Initial Investment: Land and Site Preparation
Securing the physical location and preparing it for vertical construction is the first major financial hurdle for any development. Land acquisition costs are the most volatile element of this initial investment, potentially representing anywhere from 10% to over 50% of the total project budget depending on whether the site is in a dense urban core or a less developed suburban area. The price per acre or per square foot in a major metropolitan area can easily dwarf the land cost in a secondary market, creating a wide initial cost disparity.
Before the purchase is finalized, developers must allocate funds for due diligence, including essential site surveys and testing. A certified surveyor must establish the precise boundaries of the parcel, a service that often costs between $500 and $1,000, with higher fees for complex or heavily wooded terrain. Soil composition is evaluated through percolation and geotechnical tests, which ensure the ground can adequately support the foundation and drainage systems, with a basic perc test costing a few hundred dollars. Furthermore, initial zoning and entitlement fees, paid to the municipality for the right to develop a multi-family structure on the land, can range from a few thousand dollars to hundreds of thousands, depending on the complexity of the required approvals.
Preparing the physical site involves clearing, grading, and ensuring utility access before the foundation can be poured. If the site is undeveloped, simple clearing and grading of a one-acre lot can cost between $1,000 and $5,000, though extensive tree removal or demolition of existing structures will push this figure higher. Bringing water, sewer, and electrical service to the property line, especially if infrastructure extension is required from the nearest public connection, represents a significant, variable expenditure. If the soil testing reveals weak ground, stabilization may be necessary, a complex process that can cost around $20 to $43 per square foot of the building’s footprint to strengthen the subgrade.
Hard Costs of Construction
Hard costs represent the direct, tangible expenses associated with the physical structure and typically account for the largest share of the total investment, often ranging from 60% to 80% of the overall project budget. For a 10-unit complex, the construction cost can vary widely based on the quality of finishes, but generally falls between $150,000 and $250,000 per unit, translating to a total construction cost in the range of $3 million to $4 million. On a square footage basis, the national average for multi-family construction is around $350 per square foot, with a wide range of $150 to $400 per square foot depending on the market and building specifications.

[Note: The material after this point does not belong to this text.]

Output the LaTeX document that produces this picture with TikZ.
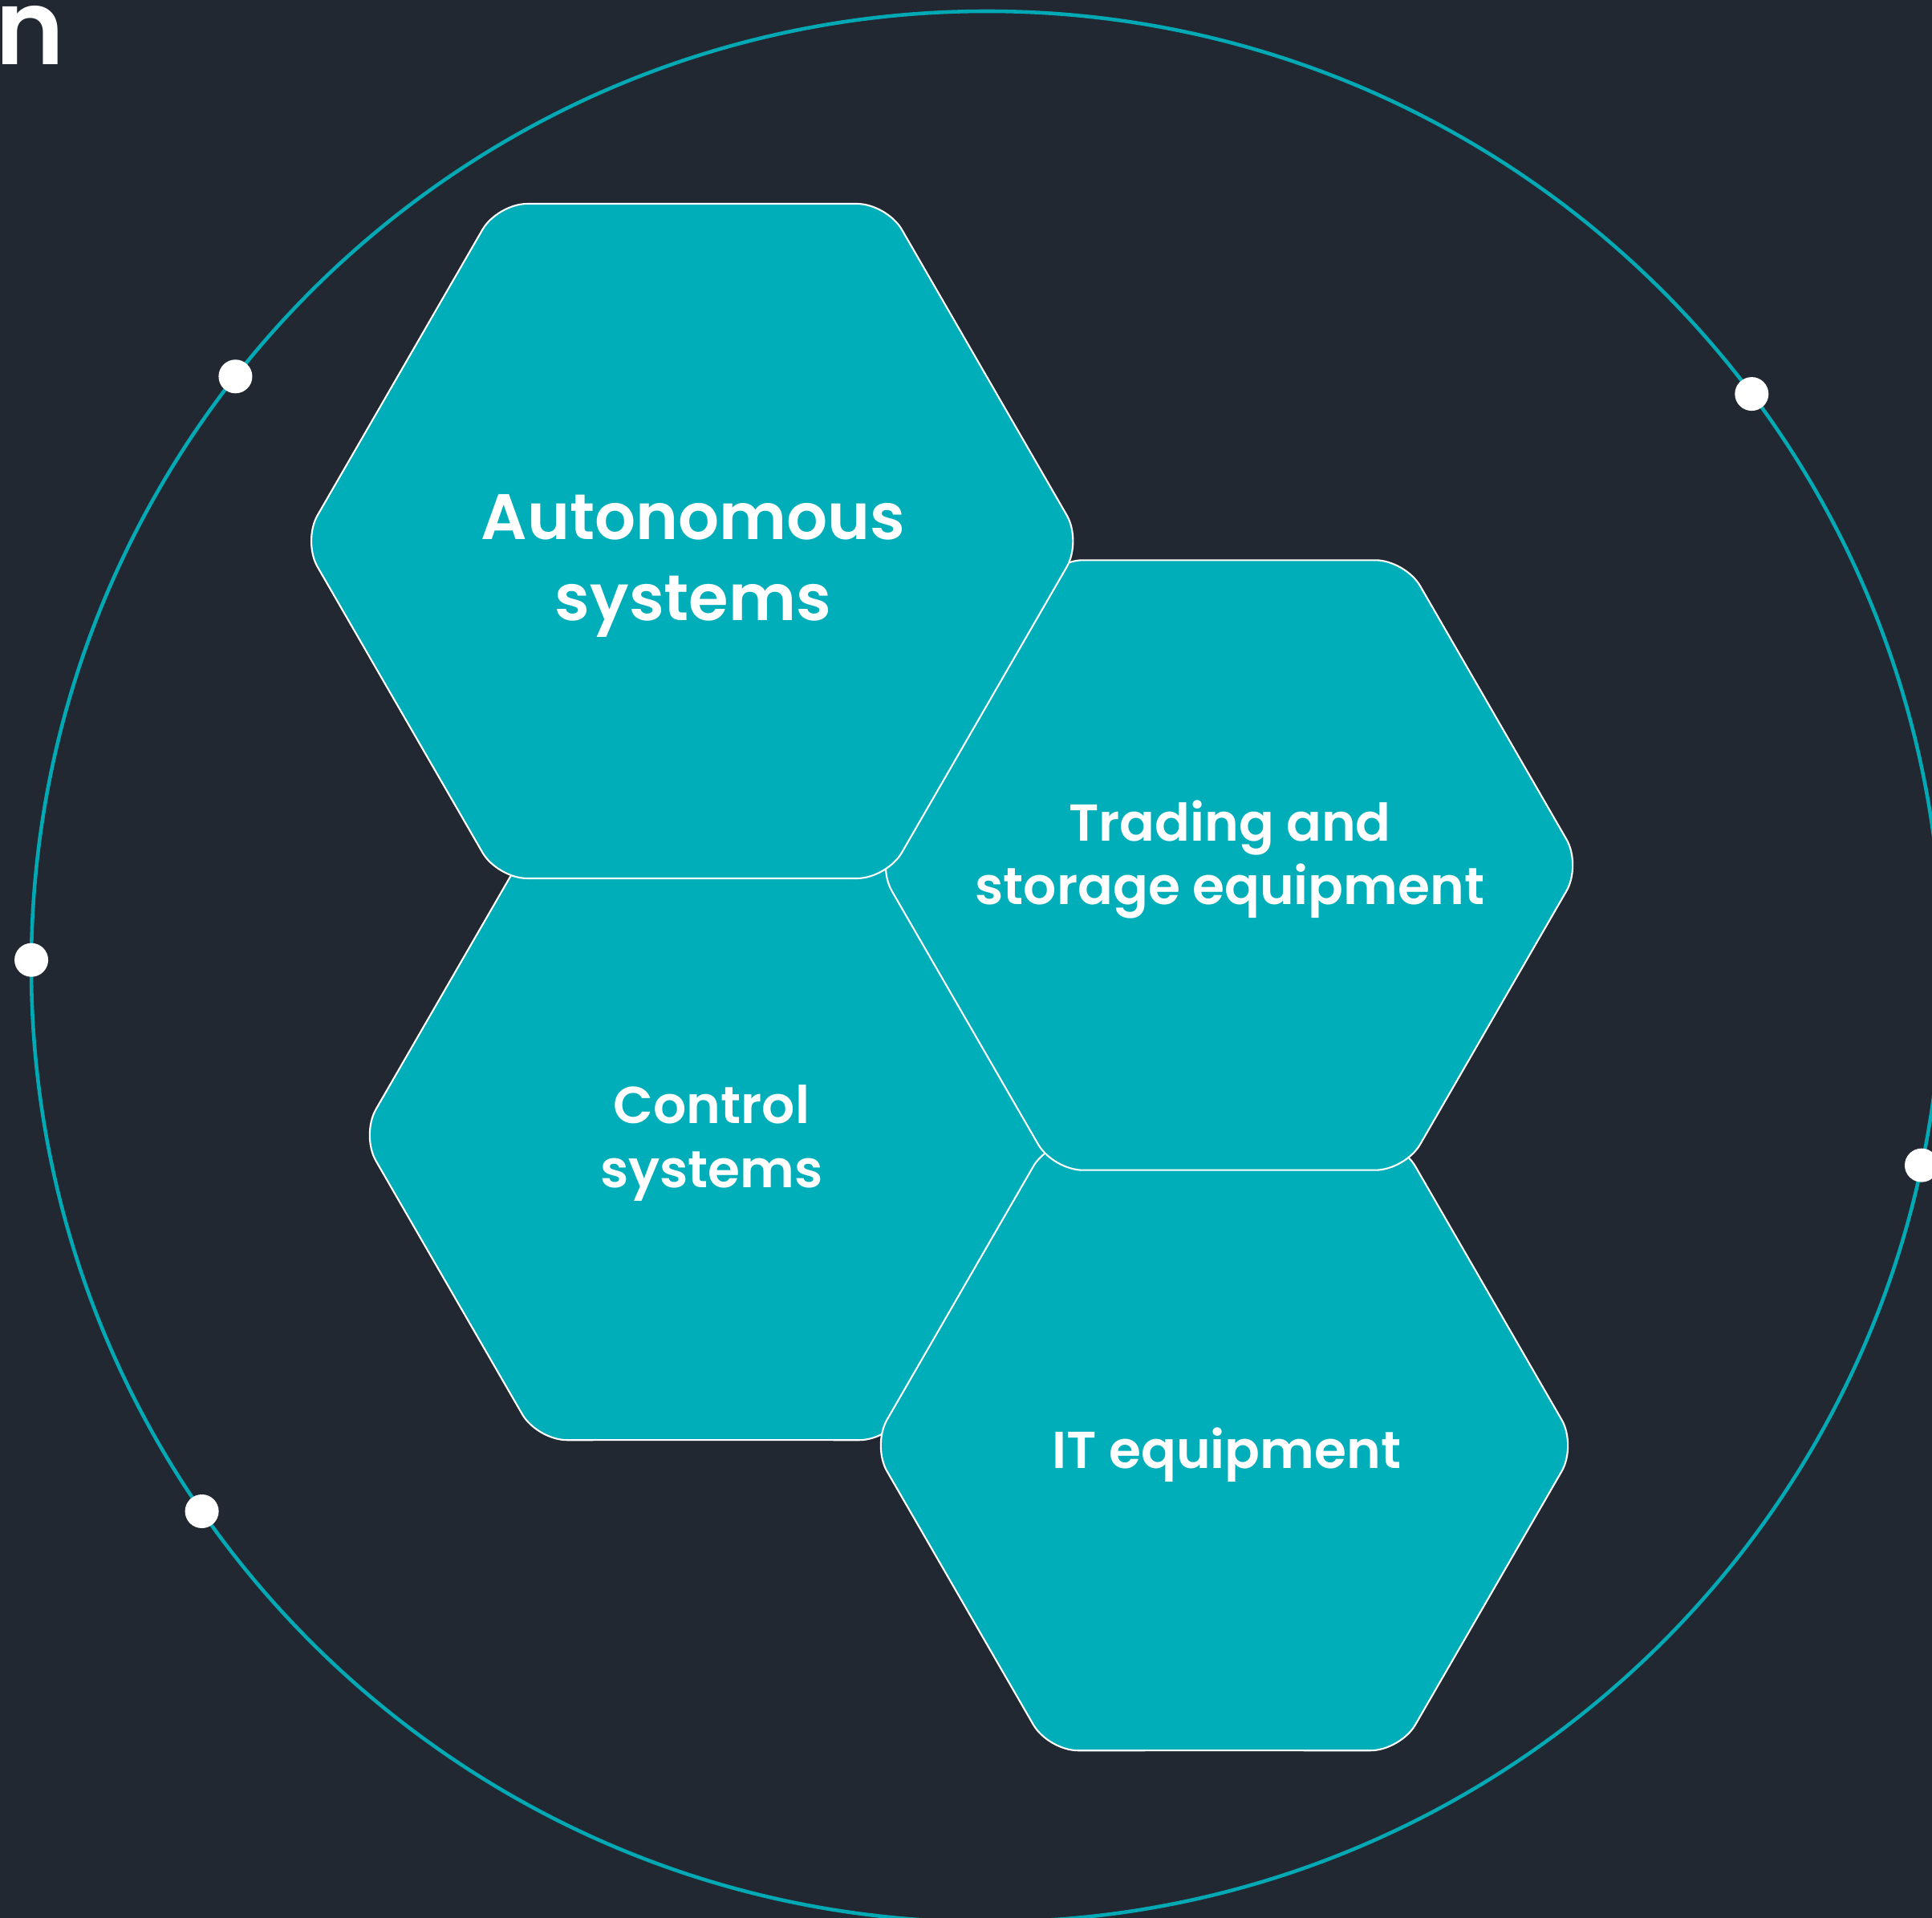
\documentclass[tikz,border=0pt]{standalone}
\usepackage{fontspec}
\setmainfont{Poppins SemiBold}
\usetikzlibrary{calc}
\definecolor{bgnavy}{HTML}{222831}
\definecolor{hexteal}{HTML}{00AEB9}
\definecolor{ringteal}{HTML}{00A9B4}
\tikzset{
	ring/.style={draw=ringteal,line width=1.3pt},
	hexface/.style={fill=hexteal,draw=white,line width=0.6pt,rounded corners=0.37cm},
	ringdot/.style={circle,fill=white,inner sep=0pt,minimum size=0.42cm},
	hexlabelbig/.style={text=white,align=center,inner sep=0pt,anchor=north,font={\fontsize{22.8pt}{28.7pt}\selectfont}},
	hexlabel/.style={text=white,align=center,inner sep=0pt,anchor=north,font={\fontsize{18.4pt}{22.6pt}\selectfont}},
	titlefrag/.style={text=white,inner sep=0pt,anchor=base east,font={\fontsize{37pt}{40pt}\selectfont}}
}
\begin{document}
\begin{tikzpicture}[x=0.01cm,y=-0.01cm]
	%Background
		\fill[bgnavy] (0,0) rectangle (2408,2391);
		\useasboundingbox (0,0) rectangle (2408,2391);
		\clip (0,0) rectangle (2408,2391);
	%Title fragment
		\node[titlefrag] (title) at (81,80.7) {n};
	%Outer ring
		\coordinate (ring) at (1230,1205);
		\draw[ring] (ring) circle (1191);
	%Hexagons, back to front
		\foreach \name/\cx/\cy/\r in {hexC/889/1415/439,hexD/1526/1802/439,hexB/1532/1078.5/439,hexA/862.7/674.5/485.5}
		{
			\coordinate (\name) at (\cx,\cy);
			\pgfmathsetmacro\h{0.866*\r}
			\draw[hexface,shift={(\name)}] (90:\h) -- (120:\r) -- (180:\r) -- (240:\r) -- (300:\r) -- (0:\r) -- (60:\r) -- cycle;
		}
	%Labels
		\node[hexlabelbig] (autoText) at (864,616) {Autonomous\\systems};
		\node[hexlabel] (tradeText) at (1533,997) {Trading and\\storage equipment};
		\node[hexlabel] (ctrlText) at (887,1352) {Control\\systems};
		\node[hexlabel] (itText) at (1529,1779) {IT equipment};
	%Dots on the ring (y points down, so angles run clockwise)
		\foreach \a [count=\i] in {-141.85,-36.83,-179.6,12,-214.76}
			\node[ringdot] (dot\i) at ($(ring)+(\a:1191)$) {};
\end{tikzpicture}
\end{document}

The foundational and structural elements form the building’s core and are a substantial part of the hard cost budget. The choice between a concrete slab, a crawl space, or a full basement, along with the complexity of the structural framing, directly affects costs. Construction for a multi-family building involves significant expenditures on the exterior envelope, including roofing, siding materials, and the installation of windows and exterior doors, which are essential for weatherproofing and energy efficiency.
Mechanical, Electrical, and Plumbing (MEP) systems are complex and costly components that must be installed throughout all ten units and common areas. This includes the heating, ventilation, and air conditioning (HVAC) equipment, the network of electrical wiring and service panels, and the extensive plumbing necessary for water supply and waste removal. The final phase involves interior finishes, where the material choices heavily influence the price, covering everything from drywall installation and paint to the selection of flooring, cabinetry, appliances, and lighting fixtures. Labor expenses for all these trades, including carpenters, electricians, and plumbers, are a major component of the hard cost total, often fluctuating based on local union rates and the availability of skilled workers.
Essential Soft Costs and Contingencies
Soft costs are the non-physical, administrative expenses that are necessary to complete the project but do not involve the actual bricks and mortar of the building. These indirect costs are often underestimated by new developers and can account for 20% to 40% of the total project budget. Architectural and engineering (A&E) fees are a primary soft cost, covering the creation of blueprints, structural calculations, and site plans. These professional services typically cost between 5% and 15% of the total hard construction costs.
Permitting and inspection fees are ongoing municipal expenses paid to local authorities to ensure the project complies with all building codes and safety regulations. Legal fees are also incurred for real estate transactions, contract review, and navigating zoning requirements, adding to the administrative burden. If the project is financed with a construction loan, lender and financing fees, such as origination charges and the interest accrued during the construction period, must be factored into the soft cost total. Liability and builder’s risk insurance are also required to protect the project against unforeseen damage or accidents during the building process.
A contingency budget is an absolutely necessary component of the soft costs, designed to cover unexpected expenses that arise during construction, such as design changes, material shortages, or unforeseen site conditions. Industry standards suggest allocating at least 5% of the total hard construction costs for this reserve, though a more prudent approach might be 10%. This financial buffer is instrumental in preventing project delays or financial distress when an unexpected issue, like encountering unstable soil or a delay in the delivery of a specialized component, inevitably occurs.
Calculating the Total Investment and Key Cost Variables
Synthesizing the three cost components—land and site preparation, hard construction, and soft costs—provides the total investment required for a 10-unit complex. Using the established ranges, a mid-range project with $3.5 million in hard costs, 25% in soft costs ($875,000), and a land acquisition cost of $500,000 could result in a total investment exceeding $4.8 million. For a higher-end development in a premium location, the total investment for a 10-unit building can easily exceed $7 million. This wide range demonstrates that the final cost is not a fixed number but a dynamic figure determined by several project-specific decisions.
The primary factor driving cost variability is the geographical location, which affects land prices, labor wages, and local material costs. Building in a Class A market, such as a high-density urban center, will result in a significantly higher total investment than building an identical structure in a Class C market with lower cost-of-living indices. The complexity of the building design also impacts the cost, as a simple, rectangular-shaped structure is less expensive to engineer and frame than an elaborate building with multiple offsets, rooflines, or specialized architectural features. Furthermore, the choice in material quality—from entry-level finishes to high-end, luxury materials for flooring, countertops, and appliances—can swing the total hard costs by hundreds of thousands of dollars.